KARACHI - The Board of Management (BoM) of Pakistan State Oil Company Limited (PSOCL) convened on Tuesday at the PSO headquarters, to review the Company’s performance for the first Quarter (Q1) of the financial year 2014-15 (FY2015).

In the period under review, PSO’s Profit After Tax (PAT) has been Rs 5.2 billion, which is 59pc higher than the budgeted PAT of Rs 3.3 billion for Q1 FY 2015. The budget was based on the fact that a bulk of interest income from IPPs received in the first quarter of last year is expected to be received in a steady stream on a sustainable basis during this year. Therefore, PAT including interest income from IPPs had been lower than that during Same Period Last Year (SPLY) (Rs 5.2 billion vs. Rs 7.8 billion). However, profit from operations (excluding IPP interest income) was Rs 9.11 billion, 39pc higher than that if Rs 6.55 billion during SPLY.

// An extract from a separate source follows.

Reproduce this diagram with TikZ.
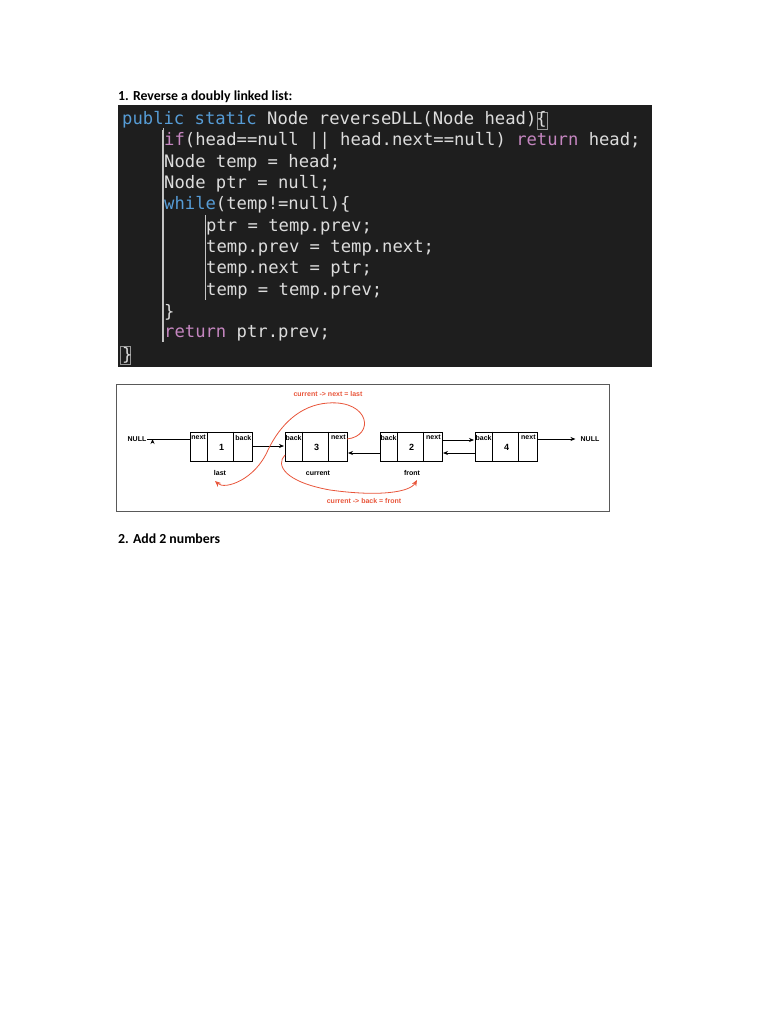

PSO retained its market leadership in Black Oil and White Oil, and successfully met the demand of fuel across the country despite the hardships and supply chain disruptions faced because of the power sector’s inability to pay for fuel in a timely manner. Accordingly, the turnover of Rs 355 billion during Q1 FY15 has been 5pc lower than that of Rs 364 billion during SPLY largely due to the effects of circular debt, floods and civil disturbance in certain areas on the vast retail network of PSO.